China's producer prices rose faster than expected in January while consumer inflation quickened, reinforcing views that economic growth is firming up and putting the central bank's policy moves in focus.
The producer price index (PPI), which measures costs of goods at the factory gate, jumped 6.9 percent year on year last month, beating market expectations of 6.5 percent and marking a five-year high, according to the National Bureau of Statistics (NBS) Tuesday.
The jump was mainly driven by the carry-over effect of last year's price changes and rising prices of raw materials and oil and gas in the global market, according to NBS senior statistician Sheng Guoqing.
Factory-gate prices in the oil and gas extraction industry surged by 58.5 percent during the month, followed by a 38.4 percent gain in coal mining.
On a month-on-month basis, PPI edged up 0.8 percent.

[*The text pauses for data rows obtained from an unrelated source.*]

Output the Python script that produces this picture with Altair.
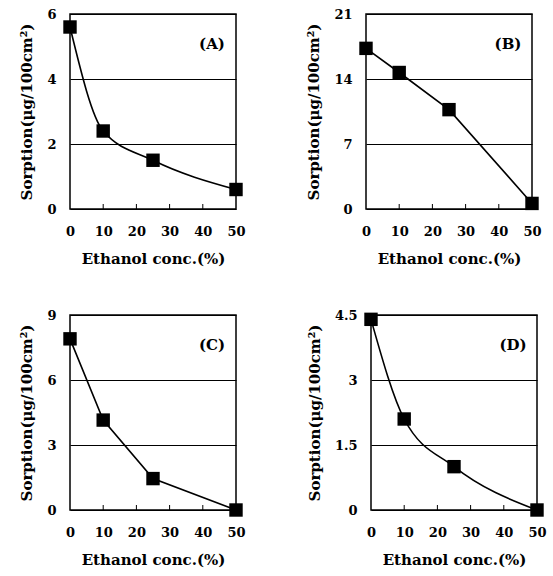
import altair as alt
import pandas as pd

conc = [0, 10, 25, 50]
sorp_a = [5.6, 2.4, 1.5, 0.6]
sorp_b = [17.3, 14.7, 10.7, 0.6]
sorp_c = [7.9, 4.15, 1.45, 0.0]
sorp_d = [4.4, 2.1, 1.0, 0.0]

ticks_a = [0, 2, 4, 6]
ticks_b = [0, 7, 14, 21]
ticks_c = [0, 3, 6, 9]
ticks_d = [0, 1.5, 3, 4.5]
x_ticks = [0, 10, 20, 30, 40, 50]
inner_x_ticks = [10, 20, 30, 40]

labels = ["(A)", "(B)", "(C)", "(D)"]

FONT = "DejaVu Serif"
W, H = 166, 195


def panel(values, yticks, label, interp):
    df = pd.DataFrame({"conc": conc, "sorption": values})
    ymax = yticks[-1]
    xscale = alt.Scale(domain=[0, 50], nice=False)
    yscale = alt.Scale(domain=[0, ymax], nice=False)
    x = alt.X(
        "conc:Q",
        scale=xscale,
        axis=alt.Axis(
            values=x_ticks, title="Ethanol conc.(%)", grid=False, ticks=False,
            domain=False, labelPadding=16, titlePadding=13, format=".1~f",
            labelFont=FONT, labelFontSize=13, labelFontWeight="bold", labelColor="black",
            titleFont=FONT, titleFontSize=15, titleFontWeight="bold", titleColor="black",
            labelFlush=False, labelOverlap=False, labelBound=False,
        ),
    )
    y = alt.Y(
        "sorption:Q",
        scale=yscale,
        axis=alt.Axis(
            values=yticks, title="Sorption(μg/100cm²)", grid=True, gridColor="black",
            gridOpacity=1, gridWidth=1, ticks=False, domain=False, labelPadding=14,
            titlePadding=12, format=".1~f", labelFont=FONT, labelFontSize=13,
            labelFontWeight="bold", labelColor="black", titleFont=FONT, titleFontSize=15,
            titleFontWeight="bold", titleColor="black", labelFlush=False,
            labelOverlap=False, labelBound=False,
        ),
    )
    line = alt.Chart(df).mark_line(color="black", strokeWidth=1.6, interpolate=interp).encode(x=x, y=y)
    pts = alt.Chart(df).mark_point(
        shape="square", filled=True, color="black", size=180, opacity=1
    ).encode(x=x, y=y)
    tdf = pd.DataFrame({"conc": inner_x_ticks})
    tk = alt.Chart(tdf).mark_rule(color="black", strokeWidth=1).encode(
        x=x, y=alt.value(H), y2=alt.value(H - 5)
    )
    ldf = pd.DataFrame({"label": [label]})
    txt = alt.Chart(ldf).mark_text(
        font=FONT, fontSize=15, fontWeight="bold", color="black", align="center", baseline="middle"
    ).encode(text="label:N", x=alt.value(W - 24), y=alt.value(30))
    return alt.layer(line, pts, tk, txt).properties(width=W, height=H)


pa = panel(sorp_a, ticks_a, labels[0], "monotone")
pb = panel(sorp_b, ticks_b, labels[1], "linear")
pc = panel(sorp_c, ticks_c, labels[2], "linear")
pd_ = panel(sorp_d, ticks_d, labels[3], "monotone")

chart = alt.vconcat(
    alt.hconcat(pa, pb, spacing=60),
    alt.hconcat(pc, pd_, spacing=60),
    spacing=41,
).configure_view(stroke="black", strokeWidth=1.5).properties(
    background="white", padding={"left": 19, "top": 7, "right": 5, "bottom": 5}
)

chart.save("out.html", embed_options={"renderer": "svg", "actions": False})
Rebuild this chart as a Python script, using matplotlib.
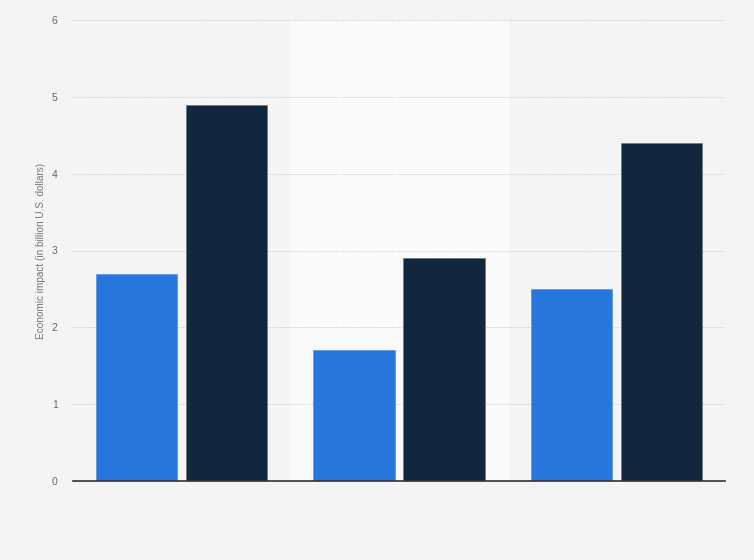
import matplotlib.pyplot as plt
import numpy as np

plt.rcParams['font.family'] = ['Liberation Sans', 'DejaVu Sans']

groups = ["Group 1", "Group 2", "Group 3"]
series_a = [2.7, 1.7, 2.5]
series_b = [4.9, 2.9, 4.4]
yticks = [0, 1, 2, 3, 4, 5, 6]

bg = "#f4f4f4"
fig = plt.figure(figsize=(7.54, 5.6), dpi=100, facecolor=bg)
ax = fig.add_axes([73 / 754, 1 - 481 / 560, 652 / 754, 461 / 560])
ax.set_facecolor(bg)

x = np.arange(len(groups))
w = 0.373
off = 0.207
ax.axvspan(0.5, 1.5, color="#fafafa", zorder=0)
ax.bar(x - off, series_a, w, color="#2776db", edgecolor="#5a8fe0", linewidth=0.5, zorder=3)
ax.bar(x + off, series_b, w, color="#12263d", edgecolor="#6b7683", linewidth=0.5, zorder=3)

ax.set_xlim(-0.5, 2.5)
ax.set_ylim(0, 6)
ax.set_yticks(yticks)
ax.set_yticklabels([str(t) for t in yticks])
ax.set_xticks([])
ax.grid(axis="y", color="#c8c8c8", linestyle=(0, (1, 1.5)), linewidth=0.7, zorder=1)
for s in ["top", "right", "left"]:
    ax.spines[s].set_visible(False)
ax.spines["bottom"].set_color("#333333")
ax.spines["bottom"].set_linewidth(1.2)
ax.spines["bottom"].set_zorder(4)
ax.tick_params(axis="y", length=0, pad=11, labelsize=7.5, labelcolor="#666666")
ax.set_ylabel("Economic impact (in billion U.S. dollars)", fontsize=7.2, color="#777777", labelpad=4.5)

fig.savefig("out.png", dpi=100, facecolor=bg)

While surging commodity prices were a major contributor for the strong rally, the data also pointed to improving domestic demand as China's economy gradually gained strength.
Earlier official data showed China's manufacturing sector has expanded for the sixth month in a row in January, while exports and imports saw a strong rebound.
The PPI has stayed in positive territory since September, when it ended a four-year streak of declines thanks in part to the government's successful campaign to cut industrial overcapacity.
"China's factory reflation is real and a more robust economy is contributing, but with the torrid pace of PPI increases tied to the commodity rally, the outlook for sustained rises is uncertain," noted Tom Orlik, chief Asia Economist at Bloomberg.
For China's economy as a whole, the PPI data offered a broad positive as rising prices could boost corporate profits and help contain financial risks.
Tuesday's data also showed the consumer price index (CPI) grew 2.5 percent year on year last month, fractionally above market expectations of 2.4 percent.
The pace quickened from the 2.1 percent rise in December as the Lunar New Year Holiday pushed up food, transport and travel expenses, according to Sheng.
Food prices, which account for about one-third of China's CPI, went up 2.7 percent, while non-food prices increased 2.5 percent. On a monthly basis, consumer prices went up 1 percent.
Orlik reckons consumer inflation pressure in China will remain moderate, but the rising trend will get close attention from the People's Bank of China.
Wen Bin, an analyst at China Minsheng Banking Corporation, also warned of possible inflationary pressure from the strong PPI growth, predicting a tightening in the central bank's monetary policy.
The central bank has already started to guide market rates higher. In open market operations earlier this month, it raised the lending rates to banks by 10 basis points, a move widely interpreted as a shift towards a more neutral monetary policy as economic fundamentals improved. China's monetary policy in 2017 is set to be "prudent and neutral" to keep appropriate liquidity levels and avoid large injections.
"The central bank is likely to continue on that path in the months ahead, as policy makers lean against excess leverage, yuan weakness and capital outflows, and nascent inflationary pressure," Orlik wrote.
But economists largely ruled out more drastic moves such as benchmark interest rate hikes in the near future amid lingering concerns about the growth outlook. Instead, policymakers will be more likely to continue its use of open market operations and other targeted instruments to adjust liquidity.
On Tuesday, the central bank injected 130 billion yuan (about 18.9 billion U.S. dollars) to the financial system through reverse repos as 230 billion yuan of securities matured, which means 100 billion yuan has been drained from the market.